Since he moved to Wilmington from Virginia at 17, Mr. Siegel has accomplished more than most musicians. He earned his bachelor of music at the University of North Carolina at Wilmington in 1994, studying classical guitar with Robert Nathanson. He then received his master of music in guitar performance at East Carolina University, studying under internationally known guitarist Elliot Frank.
While at ECU, he performed with the chamber music ensemble and toured the East Coast with a guitar quartet.
The artist, who was born at Fort Bragg during the Vietnam War, wants to make a difference in Wilmington’s music scene. Since he began teaching at Cape Fear Community College in 1996, he’s created a jazz studies program and the CFCC Jazz Ensemble. He also teaches private lessons at the Wilmington Academy of Music.
“I want to promote music. I feel that with the little bit I do ... is going to benefit the community and me in general and keep my habit going cause I really do love it,” Mr. Siegel said.

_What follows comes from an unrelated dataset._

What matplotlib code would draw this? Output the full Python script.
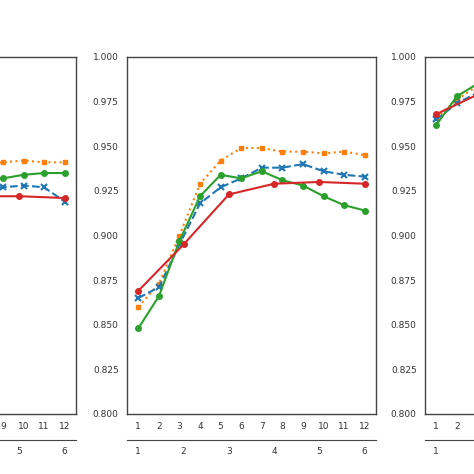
import numpy as np
import matplotlib
matplotlib.use("Agg")
import matplotlib.pyplot as plt

layers = np.arange(1, 13)
blocks = np.arange(1, 7)
block_pos = 1 + (blocks - 1) * 11 / 5

# left panel (only the right part is visible)
left_x = [8, 9, 10, 11, 12]
left_orange = [0.940, 0.941, 0.942, 0.941, 0.941]
left_blue = [0.927, 0.927, 0.928, 0.927, 0.919]
left_green = [0.931, 0.932, 0.934, 0.935, 0.935]
left_red_x = [7.6, 9.8, 12]
left_red = [0.922, 0.922, 0.921]

# middle panel
mid_orange = [0.860, 0.873, 0.900, 0.929, 0.942, 0.949, 0.949, 0.947, 0.947, 0.946, 0.947, 0.945]
mid_blue = [0.865, 0.871, 0.895, 0.918, 0.927, 0.932, 0.938, 0.938, 0.940, 0.936, 0.934, 0.933]
mid_green = [0.848, 0.866, 0.897, 0.922, 0.934, 0.932, 0.936, 0.931, 0.928, 0.922, 0.917, 0.914]
mid_red = [0.869, 0.895, 0.923, 0.929, 0.930, 0.929]

# right panel (only the left part is visible)
right_x = [1, 2, 3]
right_orange = [0.966, 0.976, 0.984]
right_blue = [0.965, 0.974, 0.980]
right_green = [0.962, 0.978, 0.985]
right_red_x = [1, 3.2]
right_red = [0.968, 0.980]

C_BLUE, C_ORANGE, C_GREEN, C_RED = "#1f77b4", "#ff7f0e", "#2ca02c", "#d62728"

fig = plt.figure(figsize=(4.74, 4.74), dpi=100)
W = H = 474.0


def make_ax(left_px, xt, bt, show_y=True):
    ax = fig.add_axes([left_px / W, 1 - 414 / H, 249 / W, 357 / H])
    ax.set_xlim(0.45, 12.55)
    ax.set_ylim(0.8, 1.0)
    ax.set_xticks(xt)
    ax.set_yticks(np.arange(0.8, 1.0001, 0.025))
    ax.yaxis.set_major_formatter(matplotlib.ticker.FormatStrFormatter("%.3f"))
    ax.tick_params(labelsize=6.5, colors="#333333", length=0, pad=6)
    ax.tick_params(axis="y", labelleft=show_y)
    for s in ax.spines.values():
        s.set_color("#444444")
        s.set_linewidth(1)
    sec = ax.secondary_xaxis(-0.073, functions=(lambda x: 1 + (x - 1) * 5 / 11,
                                                  lambda b: 1 + (b - 1) * 11 / 5))
    sec.set_xticks(bt)
    sec.tick_params(labelsize=6.5, colors="#333333", length=0, pad=5)
    sec.spines["bottom"].set_color("#444444")
    return ax


def draw(ax, xs, o, b, g, rx, r):
    ax.plot(xs, o, color=C_ORANGE, ls=":", lw=1.5, marker="s", ms=3)
    ax.plot(xs, b, color=C_BLUE, ls="--", lw=1.5, marker="x", ms=4, mew=1.5)
    ax.plot(xs, g, color=C_GREEN, ls="-", lw=1.5, marker="o", ms=4)
    ax.plot(rx, r, color=C_RED, ls="-", lw=1.5, marker="o", ms=4)


ax1 = make_ax(-173, [9, 10, 11, 12], [5, 6], show_y=False)
draw(ax1, left_x, left_orange, left_blue, left_green, left_red_x, left_red)
ax2 = make_ax(127, layers, blocks)
draw(ax2, layers, mid_orange, mid_blue, mid_green, block_pos, mid_red)
ax3 = make_ax(425, [1, 2], [1])
draw(ax3, right_x, right_orange, right_blue, right_green, right_red_x, right_red)

fig.savefig("out.png", dpi=100)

Inspired to play music with his mother’s friends, Mr. Siegel picked up his first instrument – the bass guitar – at age 11. A year later he put his younger brother’s guitar to use after it gathered dust in his bedroom.
Mr. Siegel taught himself guitar. He learned to imitate players such as Eddie Van Halen, Jimi Hendrix and Eric Clapton.
Van Halen is a far cry from Mr. Siegel’s first CD of solo classical guitar music, 416 S. Front St. (Marc Siegel Plays Latin Guitar Music), but he said that good music all comes from the same place.
“No matter what we decide to call it, I still truly love any type of music that’s got that same amount of passion or desire behind it, whatever it is behind it that makes it good. So I don’t say one style’s better than the other,” Mr. Siegel said.
Mr. Siegel finds the challenge of playing classical or jazz guitar appealing.
“It tends to be more complex. Getting your hands to do these various things correctly takes a lot of practice. And I guess that challenge is interesting to me,” Mr. Siegel said.
Mr. Siegel said he’s been putting off recording a CD for years, but it finally came to fruition this year.
“It had a life of its own. I had been in the studio several times before, recording various things, (but I) just never was happy,” Mr. Siegel said.
He didn’t like the idea of losing creative control to a producer and being constrained by studio time, so he decided to record the album himself. What resulted was 416 S. Front St., his debut classical guitar CD. The disc includes 14 tracks recorded at the Meares House in Wilmington’s historic district at that address.
“It’s a neat old house with high ceilings, plaster walls and wood floors. The acoustics in here are vibrant,” Mr. Siegel said.
Some of the songs on the album are ones he always wanted to record; others he chose in the morning when he woke up.
“A lot of it was done like that, how I felt. The CD’s very organic, it just kind of happened,” Mr. Siegel said.
Mr. Siegel is putting the final touches on a jazz CD. The eclectic album will include solo guitar pieces as well as duos and guest appearances by local jazz musicians such as Benny Hill.
So what does this guitarist love most about playing guitar? The connection with the moment, he said.
“Whenever I play, I go into my own world, and I’m really intensely involved with the moment, so it’s like time just fades away, and I can spend hours playing or practicing and not noticing that any time has passed. It’s the connection with the immediate -- maybe there’s some larger spiritual connection involved,” Mr. Siegel said.